### [WHAT THE TASK ASKS]
Without including the pictures, copy out every line below.
─── MATERIAL
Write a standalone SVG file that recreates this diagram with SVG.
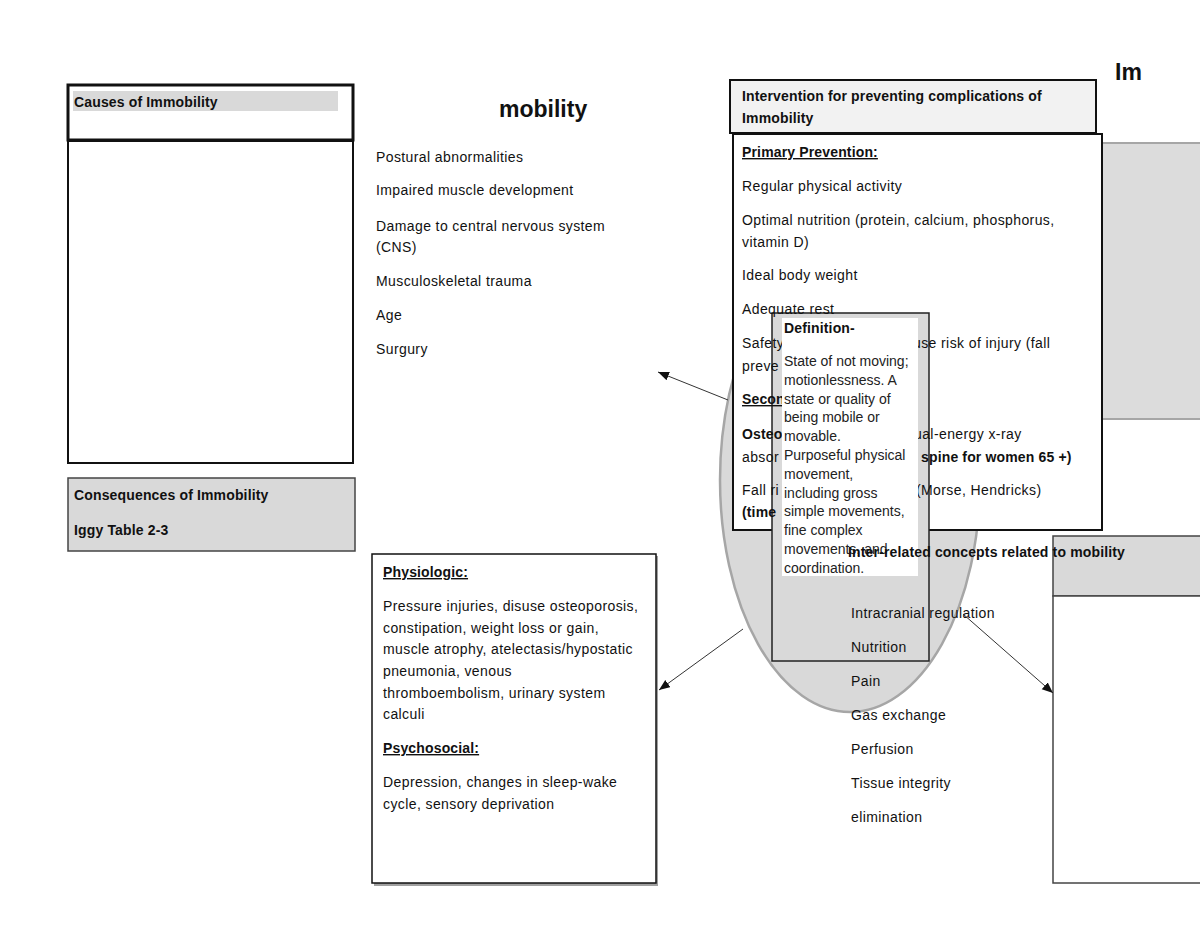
<svg xmlns="http://www.w3.org/2000/svg" width="1200" height="927" viewBox="0 0 1200 927">
<defs>
<style>
.t{font-family:"Liberation Sans",Arial,sans-serif;font-size:14px;letter-spacing:0.4px;fill:#111}
.b{font-family:"Liberation Sans",Arial,sans-serif;font-size:14px;letter-spacing:0.15px;font-weight:bold;fill:#111}
.u{text-decoration:underline}
.d{font-family:"Liberation Sans",Arial,sans-serif;font-size:14px;fill:#222}
.h{font-family:"Liberation Sans",Arial,sans-serif;font-size:23px;font-weight:bold;fill:#111}
.box{fill:#fff;stroke:#111;stroke-width:2}
.gray{fill:#d9d9d9;stroke:#444;stroke-width:1.5}
.conn{stroke:#333;stroke-width:1;fill:none;marker-end:url(#ah)}
</style>
<marker id="ah" markerUnits="userSpaceOnUse" markerWidth="12" markerHeight="10" refX="11" refY="4.5" orient="auto">
<path d="M0,0 L11,4.5 L0,9 z" fill="#111"/>
</marker>
</defs>
<rect width="1200" height="927" fill="#fff"/>

<g id="title">
<text class="h" x="499" y="117">mobility</text>
<text class="h" x="1115" y="80">Im</text>
</g>

<g id="causes-header">
<rect x="68" y="85" width="285" height="55" fill="#fff" stroke="#111" stroke-width="3"/>
<rect x="73" y="91" width="265" height="20" fill="#d9d9d9"/>
<text class="b" x="74" y="107">Causes of Immobility</text>
</g>
<g id="causes-body">
<rect class="box" x="68" y="141" width="285" height="322"/>
</g>

<g id="consequences">
<rect class="gray" x="68" y="478" width="287" height="73"/>
<text class="b" x="74" y="500">Consequences of Immobility</text>
<text class="b" x="74" y="535">Iggy Table 2-3</text>
</g>

<g id="causes-list">
<text class="t" x="376" y="162">Postural abnormalities</text>
<text class="t" x="376" y="195">Impaired muscle development</text>
<text class="t" x="376" y="231">Damage to central nervous system</text>
<text class="t" x="376" y="252">(CNS)</text>
<text class="t" x="376" y="286">Musculoskeletal trauma</text>
<text class="t" x="376" y="320">Age</text>
<text class="t" x="376" y="354">Surgury</text>
</g>

<g id="physiologic">
<rect x="374" y="556" width="284" height="330" fill="#a0a0a0"/>
<rect x="372" y="554" width="284" height="329" fill="#fff" stroke="#111" stroke-width="1.5"/>
<text class="b u" x="383" y="577">Physiologic:</text>
<text class="t" x="383" y="611">Pressure injuries, disuse osteoporosis,</text>
<text class="t" x="383" y="633">constipation, weight loss or gain,</text>
<text class="t" x="383" y="654">muscle atrophy, atelectasis/hypostatic</text>
<text class="t" x="383" y="676">pneumonia, venous</text>
<text class="t" x="383" y="698">thromboembolism, urinary system</text>
<text class="t" x="383" y="719">calculi</text>
<text class="b u" x="383" y="753">Psychosocial:</text>
<text class="t" x="383" y="787">Depression, changes in sleep-wake</text>
<text class="t" x="383" y="809">cycle, sensory deprivation</text>
</g>

<g id="top-right-box">
<rect x="1090" y="143" width="125" height="276" fill="#dcdcdc" stroke="#a6a6a6" stroke-width="2"/>
</g>

<g id="center-ellipse">
<ellipse cx="850" cy="480" rx="130" ry="232" fill="#d9d9d9" stroke="#a6a6a6" stroke-width="2.5"/>
</g>

<g id="intervention">
<rect x="730" y="80" width="366" height="53" fill="#f2f2f2" stroke="#111" stroke-width="2"/>
<text class="b" x="742" y="101">Intervention for preventing complications of</text>
<text class="b" x="742" y="123">Immobility</text>
<rect class="box" x="733" y="134" width="369" height="396"/>
<rect x="772" y="313" width="157" height="348" fill="#d9d9d9" stroke="#222" stroke-width="1.5"/>
<text class="b u" x="742" y="157">Primary Prevention:</text>
<text class="t" x="742" y="191">Regular physical activity</text>
<text class="t" x="742" y="225">Optimal nutrition (protein, calcium, phosphorus,</text>
<text class="t" x="742" y="247">vitamin D)</text>
<text class="t" x="742" y="280">Ideal body weight</text>
<text class="t" x="742" y="314">Adequate rest</text>
<text class="t" x="742" y="348">Safety</text>
<text class="t" x="913" y="348">use risk of injury (fall</text>
<text class="t" x="742" y="371">preve</text>
<text class="b u" x="742" y="404">Secon</text>
<text class="b" x="742" y="439">Osteo</text>
<text class="t" x="914" y="439">ual-energy x-ray</text>
<text class="t" x="742" y="462">absor</text>
<text class="b" x="921" y="462">spine for women 65 +)</text>
<text class="t" x="742" y="495">Fall ri</text>
<text class="t" x="916" y="495">(Morse, Hendricks)</text>
<text class="b" x="742" y="517">(time</text>
</g>

<g id="definition">
<rect x="782" y="318" width="136" height="258" fill="#fff"/>
<text class="b" x="784" y="333">Definition-</text>
<text class="d" x="784" y="366">State of not moving;</text>
<text class="d" x="784" y="384.8">motionlessness. A</text>
<text class="d" x="784" y="403.6">state or quality of</text>
<text class="d" x="784" y="422.4">being mobile or</text>
<text class="d" x="784" y="441.2">movable.</text>
<text class="d" x="784" y="460">Purposeful physical</text>
<text class="d" x="784" y="478.8">movement,</text>
<text class="d" x="784" y="497.6">including gross</text>
<text class="d" x="784" y="516.4">simple movements,</text>
<text class="d" x="784" y="535.2">fine complex</text>
<text class="d" x="784" y="554">movements, and</text>
<text class="d" x="784" y="572.8">coordination.</text>
</g>

<g id="interrelated-box">
<rect class="gray" x="1053" y="536" width="160" height="60"/>
<rect x="1053" y="596" width="160" height="287" fill="#fff" stroke="#444" stroke-width="1.5"/>
</g>

<g id="interrelated">
<text class="b" x="848" y="557">Inter-related concepts related to mobility</text>
<text class="t" x="851" y="618">Intracranial regulation</text>
<text class="t" x="851" y="652">Nutrition</text>
<text class="t" x="851" y="686">Pain</text>
<text class="t" x="851" y="720">Gas exchange</text>
<text class="t" x="851" y="754">Perfusion</text>
<text class="t" x="851" y="788">Tissue integrity</text>
<text class="t" x="851" y="822">elimination</text>
</g>

<g id="connectors">
<line class="conn" x1="728" y1="400" x2="658" y2="372"/>
<line class="conn" x1="743" y1="629" x2="659" y2="690"/>
<line class="conn" x1="963" y1="614" x2="1053" y2="693"/>
</g>
</svg>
──────
### [WORKED ANSWER]
Write a standalone SVG file that recreates this diagram with SVG.
<svg xmlns="http://www.w3.org/2000/svg" width="1200" height="927" viewBox="0 0 1200 927">
<defs>
<style>
.t{font-family:"Liberation Sans",Arial,sans-serif;font-size:14px;letter-spacing:0.4px;fill:#111}
.b{font-family:"Liberation Sans",Arial,sans-serif;font-size:14px;letter-spacing:0.15px;font-weight:bold;fill:#111}
.u{text-decoration:underline}
.d{font-family:"Liberation Sans",Arial,sans-serif;font-size:14px;fill:#222}
.h{font-family:"Liberation Sans",Arial,sans-serif;font-size:23px;font-weight:bold;fill:#111}
.box{fill:#fff;stroke:#111;stroke-width:2}
.gray{fill:#d9d9d9;stroke:#444;stroke-width:1.5}
.conn{stroke:#333;stroke-width:1;fill:none;marker-end:url(#ah)}
</style>
<marker id="ah" markerUnits="userSpaceOnUse" markerWidth="12" markerHeight="10" refX="11" refY="4.5" orient="auto">
<path d="M0,0 L11,4.5 L0,9 z" fill="#111"/>
</marker>
</defs>
<rect width="1200" height="927" fill="#fff"/>

<g id="title">
<text class="h" x="499" y="117">mobility</text>
<text class="h" x="1115" y="80">Im</text>
</g>

<g id="causes-header">
<rect x="68" y="85" width="285" height="55" fill="#fff" stroke="#111" stroke-width="3"/>
<rect x="73" y="91" width="265" height="20" fill="#d9d9d9"/>
<text class="b" x="74" y="107">Causes of Immobility</text>
</g>
<g id="causes-body">
<rect class="box" x="68" y="141" width="285" height="322"/>
</g>

<g id="consequences">
<rect class="gray" x="68" y="478" width="287" height="73"/>
<text class="b" x="74" y="500">Consequences of Immobility</text>
<text class="b" x="74" y="535">Iggy Table 2-3</text>
</g>

<g id="causes-list">
<text class="t" x="376" y="162">Postural abnormalities</text>
<text class="t" x="376" y="195">Impaired muscle development</text>
<text class="t" x="376" y="231">Damage to central nervous system</text>
<text class="t" x="376" y="252">(CNS)</text>
<text class="t" x="376" y="286">Musculoskeletal trauma</text>
<text class="t" x="376" y="320">Age</text>
<text class="t" x="376" y="354">Surgury</text>
</g>

<g id="physiologic">
<rect x="374" y="556" width="284" height="330" fill="#a0a0a0"/>
<rect x="372" y="554" width="284" height="329" fill="#fff" stroke="#111" stroke-width="1.5"/>
<text class="b u" x="383" y="577">Physiologic:</text>
<text class="t" x="383" y="611">Pressure injuries, disuse osteoporosis,</text>
<text class="t" x="383" y="633">constipation, weight loss or gain,</text>
<text class="t" x="383" y="654">muscle atrophy, atelectasis/hypostatic</text>
<text class="t" x="383" y="676">pneumonia, venous</text>
<text class="t" x="383" y="698">thromboembolism, urinary system</text>
<text class="t" x="383" y="719">calculi</text>
<text class="b u" x="383" y="753">Psychosocial:</text>
<text class="t" x="383" y="787">Depression, changes in sleep-wake</text>
<text class="t" x="383" y="809">cycle, sensory deprivation</text>
</g>

<g id="top-right-box">
<rect x="1090" y="143" width="125" height="276" fill="#dcdcdc" stroke="#a6a6a6" stroke-width="2"/>
</g>

<g id="center-ellipse">
<ellipse cx="850" cy="480" rx="130" ry="232" fill="#d9d9d9" stroke="#a6a6a6" stroke-width="2.5"/>
</g>

<g id="intervention">
<rect x="730" y="80" width="366" height="53" fill="#f2f2f2" stroke="#111" stroke-width="2"/>
<text class="b" x="742" y="101">Intervention for preventing complications of</text>
<text class="b" x="742" y="123">Immobility</text>
<rect class="box" x="733" y="134" width="369" height="396"/>
<rect x="772" y="313" width="157" height="348" fill="#d9d9d9" stroke="#222" stroke-width="1.5"/>
<text class="b u" x="742" y="157">Primary Prevention:</text>
<text class="t" x="742" y="191">Regular physical activity</text>
<text class="t" x="742" y="225">Optimal nutrition (protein, calcium, phosphorus,</text>
<text class="t" x="742" y="247">vitamin D)</text>
<text class="t" x="742" y="280">Ideal body weight</text>
<text class="t" x="742" y="314">Adequate rest</text>
<text class="t" x="742" y="348">Safety</text>
<text class="t" x="913" y="348">use risk of injury (fall</text>
<text class="t" x="742" y="371">preve</text>
<text class="b u" x="742" y="404">Secon</text>
<text class="b" x="742" y="439">Osteo</text>
<text class="t" x="914" y="439">ual-energy x-ray</text>
<text class="t" x="742" y="462">absor</text>
<text class="b" x="921" y="462">spine for women 65 +)</text>
<text class="t" x="742" y="495">Fall ri</text>
<text class="t" x="916" y="495">(Morse, Hendricks)</text>
<text class="b" x="742" y="517">(time</text>
</g>

<g id="definition">
<rect x="782" y="318" width="136" height="258" fill="#fff"/>
<text class="b" x="784" y="333">Definition-</text>
<text class="d" x="784" y="366">State of not moving;</text>
<text class="d" x="784" y="384.8">motionlessness. A</text>
<text class="d" x="784" y="403.6">state or quality of</text>
<text class="d" x="784" y="422.4">being mobile or</text>
<text class="d" x="784" y="441.2">movable.</text>
<text class="d" x="784" y="460">Purposeful physical</text>
<text class="d" x="784" y="478.8">movement,</text>
<text class="d" x="784" y="497.6">including gross</text>
<text class="d" x="784" y="516.4">simple movements,</text>
<text class="d" x="784" y="535.2">fine complex</text>
<text class="d" x="784" y="554">movements, and</text>
<text class="d" x="784" y="572.8">coordination.</text>
</g>

<g id="interrelated-box">
<rect class="gray" x="1053" y="536" width="160" height="60"/>
<rect x="1053" y="596" width="160" height="287" fill="#fff" stroke="#444" stroke-width="1.5"/>
</g>

<g id="interrelated">
<text class="b" x="848" y="557">Inter-related concepts related to mobility</text>
<text class="t" x="851" y="618">Intracranial regulation</text>
<text class="t" x="851" y="652">Nutrition</text>
<text class="t" x="851" y="686">Pain</text>
<text class="t" x="851" y="720">Gas exchange</text>
<text class="t" x="851" y="754">Perfusion</text>
<text class="t" x="851" y="788">Tissue integrity</text>
<text class="t" x="851" y="822">elimination</text>
</g>

<g id="connectors">
<line class="conn" x1="728" y1="400" x2="658" y2="372"/>
<line class="conn" x1="743" y1="629" x2="659" y2="690"/>
<line class="conn" x1="963" y1="614" x2="1053" y2="693"/>
</g>
</svg>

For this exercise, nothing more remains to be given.